--- Start of Data to use ---
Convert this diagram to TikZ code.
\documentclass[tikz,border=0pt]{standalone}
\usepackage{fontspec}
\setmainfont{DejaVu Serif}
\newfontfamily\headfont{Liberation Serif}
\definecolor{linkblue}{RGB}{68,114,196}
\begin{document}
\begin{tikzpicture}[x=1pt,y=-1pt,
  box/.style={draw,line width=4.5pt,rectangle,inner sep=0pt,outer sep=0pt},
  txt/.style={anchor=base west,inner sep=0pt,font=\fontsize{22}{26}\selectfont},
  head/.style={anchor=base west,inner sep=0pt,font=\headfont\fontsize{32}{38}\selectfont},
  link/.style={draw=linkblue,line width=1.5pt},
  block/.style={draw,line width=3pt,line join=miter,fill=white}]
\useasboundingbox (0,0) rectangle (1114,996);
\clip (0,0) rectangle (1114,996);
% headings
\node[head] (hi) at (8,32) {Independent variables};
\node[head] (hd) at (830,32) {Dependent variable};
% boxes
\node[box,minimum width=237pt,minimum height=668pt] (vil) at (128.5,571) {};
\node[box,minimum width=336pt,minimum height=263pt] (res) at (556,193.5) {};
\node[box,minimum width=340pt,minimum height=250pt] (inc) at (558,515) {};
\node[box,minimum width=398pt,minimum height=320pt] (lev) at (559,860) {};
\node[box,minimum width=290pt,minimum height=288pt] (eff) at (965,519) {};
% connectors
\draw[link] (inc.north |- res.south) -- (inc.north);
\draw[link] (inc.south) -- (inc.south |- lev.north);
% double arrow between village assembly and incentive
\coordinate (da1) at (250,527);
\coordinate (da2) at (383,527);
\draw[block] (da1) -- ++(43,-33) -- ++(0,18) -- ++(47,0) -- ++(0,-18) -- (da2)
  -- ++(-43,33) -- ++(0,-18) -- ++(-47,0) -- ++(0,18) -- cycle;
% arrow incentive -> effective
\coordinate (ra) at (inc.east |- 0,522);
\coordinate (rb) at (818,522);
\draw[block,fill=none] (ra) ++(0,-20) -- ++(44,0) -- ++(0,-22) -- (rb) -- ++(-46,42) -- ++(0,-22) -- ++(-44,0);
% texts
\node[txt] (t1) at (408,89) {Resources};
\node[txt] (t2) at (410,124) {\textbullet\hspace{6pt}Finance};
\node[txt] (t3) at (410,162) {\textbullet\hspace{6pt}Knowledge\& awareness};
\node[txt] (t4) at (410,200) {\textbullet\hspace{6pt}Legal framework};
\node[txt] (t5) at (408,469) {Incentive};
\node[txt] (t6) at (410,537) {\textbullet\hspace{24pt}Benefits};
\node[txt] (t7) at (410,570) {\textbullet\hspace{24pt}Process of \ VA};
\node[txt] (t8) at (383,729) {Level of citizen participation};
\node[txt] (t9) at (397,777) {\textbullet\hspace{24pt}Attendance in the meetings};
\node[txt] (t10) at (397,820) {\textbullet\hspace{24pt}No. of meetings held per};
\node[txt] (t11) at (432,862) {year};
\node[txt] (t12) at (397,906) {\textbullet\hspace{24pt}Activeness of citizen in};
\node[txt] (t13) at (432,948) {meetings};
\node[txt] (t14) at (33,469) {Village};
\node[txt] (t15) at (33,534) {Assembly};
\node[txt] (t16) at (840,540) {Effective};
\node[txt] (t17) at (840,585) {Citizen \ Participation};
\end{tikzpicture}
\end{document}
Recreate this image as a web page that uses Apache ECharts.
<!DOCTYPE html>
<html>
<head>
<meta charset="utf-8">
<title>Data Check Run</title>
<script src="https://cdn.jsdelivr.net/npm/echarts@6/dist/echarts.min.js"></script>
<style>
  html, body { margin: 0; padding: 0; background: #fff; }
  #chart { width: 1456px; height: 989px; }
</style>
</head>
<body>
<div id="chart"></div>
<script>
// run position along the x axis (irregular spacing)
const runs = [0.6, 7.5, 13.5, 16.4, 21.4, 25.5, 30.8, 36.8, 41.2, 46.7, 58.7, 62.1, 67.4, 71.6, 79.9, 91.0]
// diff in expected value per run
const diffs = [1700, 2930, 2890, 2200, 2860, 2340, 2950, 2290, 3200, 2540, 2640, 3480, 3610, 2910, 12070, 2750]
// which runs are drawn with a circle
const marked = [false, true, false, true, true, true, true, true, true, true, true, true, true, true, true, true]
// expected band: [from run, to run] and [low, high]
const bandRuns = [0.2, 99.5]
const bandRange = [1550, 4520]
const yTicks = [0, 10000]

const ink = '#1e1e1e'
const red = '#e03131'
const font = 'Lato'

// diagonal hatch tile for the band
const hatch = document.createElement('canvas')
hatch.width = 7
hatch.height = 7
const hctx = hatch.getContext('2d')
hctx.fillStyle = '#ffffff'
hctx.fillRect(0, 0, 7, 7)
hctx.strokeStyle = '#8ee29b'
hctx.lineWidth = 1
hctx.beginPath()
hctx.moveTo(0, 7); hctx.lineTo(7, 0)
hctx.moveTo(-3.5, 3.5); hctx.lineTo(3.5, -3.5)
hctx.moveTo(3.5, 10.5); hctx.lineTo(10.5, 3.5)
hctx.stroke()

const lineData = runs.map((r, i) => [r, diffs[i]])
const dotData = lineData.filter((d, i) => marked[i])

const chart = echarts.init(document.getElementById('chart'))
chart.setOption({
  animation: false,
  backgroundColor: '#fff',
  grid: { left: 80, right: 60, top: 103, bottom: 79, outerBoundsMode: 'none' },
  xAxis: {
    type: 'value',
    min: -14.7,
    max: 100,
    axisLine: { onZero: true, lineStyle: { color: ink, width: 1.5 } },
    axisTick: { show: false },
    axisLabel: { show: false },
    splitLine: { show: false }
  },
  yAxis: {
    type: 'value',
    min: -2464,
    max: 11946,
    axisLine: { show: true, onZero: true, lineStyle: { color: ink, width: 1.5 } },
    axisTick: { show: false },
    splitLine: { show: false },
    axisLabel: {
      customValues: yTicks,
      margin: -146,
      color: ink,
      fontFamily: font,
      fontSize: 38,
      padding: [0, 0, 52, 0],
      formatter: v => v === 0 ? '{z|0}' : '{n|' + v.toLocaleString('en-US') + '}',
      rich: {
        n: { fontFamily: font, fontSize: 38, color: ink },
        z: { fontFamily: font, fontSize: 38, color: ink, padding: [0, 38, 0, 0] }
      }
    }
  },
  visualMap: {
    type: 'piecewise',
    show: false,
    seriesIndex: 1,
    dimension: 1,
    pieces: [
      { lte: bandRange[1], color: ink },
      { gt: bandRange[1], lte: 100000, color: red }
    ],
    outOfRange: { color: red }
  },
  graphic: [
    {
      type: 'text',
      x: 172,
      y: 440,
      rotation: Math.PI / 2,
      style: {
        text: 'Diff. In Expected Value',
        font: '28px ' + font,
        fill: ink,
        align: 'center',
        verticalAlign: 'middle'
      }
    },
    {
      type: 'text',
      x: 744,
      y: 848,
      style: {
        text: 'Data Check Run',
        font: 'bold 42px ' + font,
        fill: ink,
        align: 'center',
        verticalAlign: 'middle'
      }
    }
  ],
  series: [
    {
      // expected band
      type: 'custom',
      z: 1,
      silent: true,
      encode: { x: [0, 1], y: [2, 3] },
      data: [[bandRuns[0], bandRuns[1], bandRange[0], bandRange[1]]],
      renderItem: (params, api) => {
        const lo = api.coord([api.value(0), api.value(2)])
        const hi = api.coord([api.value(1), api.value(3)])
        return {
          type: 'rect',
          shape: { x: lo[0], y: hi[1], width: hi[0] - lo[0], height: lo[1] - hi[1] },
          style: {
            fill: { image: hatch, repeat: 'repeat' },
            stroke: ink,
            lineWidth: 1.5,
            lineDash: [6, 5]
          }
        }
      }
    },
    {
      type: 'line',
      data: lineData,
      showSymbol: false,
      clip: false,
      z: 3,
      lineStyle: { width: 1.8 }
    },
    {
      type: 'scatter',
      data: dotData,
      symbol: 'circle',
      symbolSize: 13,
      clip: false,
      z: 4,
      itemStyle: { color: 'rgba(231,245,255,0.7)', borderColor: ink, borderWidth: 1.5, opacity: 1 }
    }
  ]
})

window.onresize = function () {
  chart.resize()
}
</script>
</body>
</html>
--- End of Data to use ---
--- Start of Data to use ---
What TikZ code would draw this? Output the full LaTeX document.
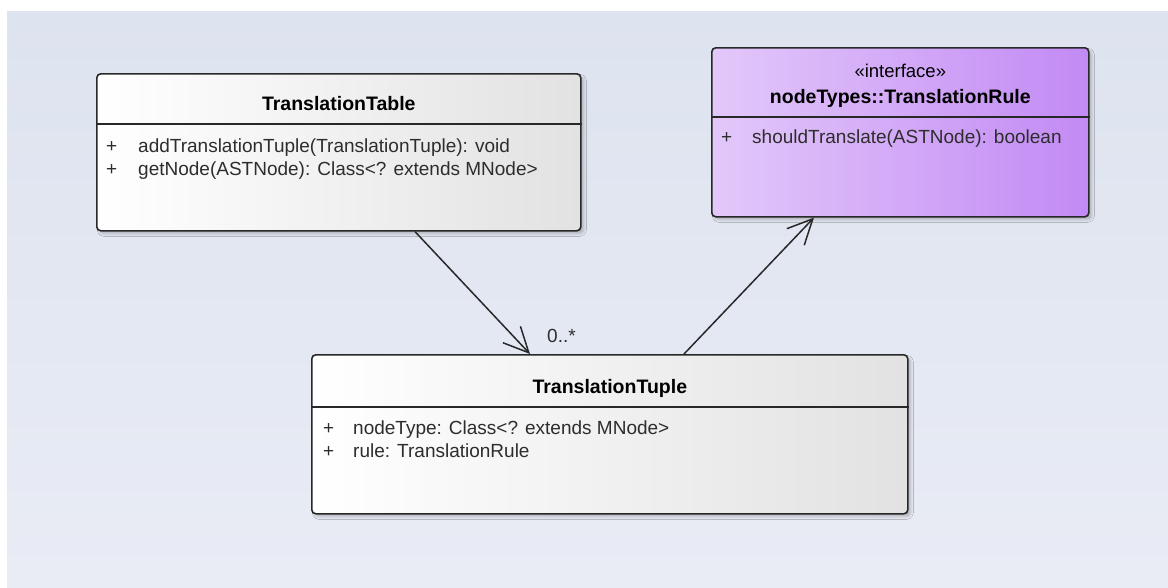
--- End of Data to use ---
Scan the data above; copy every line where "this" appears.

Answer to the exercise:
Convert this diagram to TikZ code.
Recreate this image as a web page that uses Apache ECharts.
What TikZ code would draw this? Output the full LaTeX document.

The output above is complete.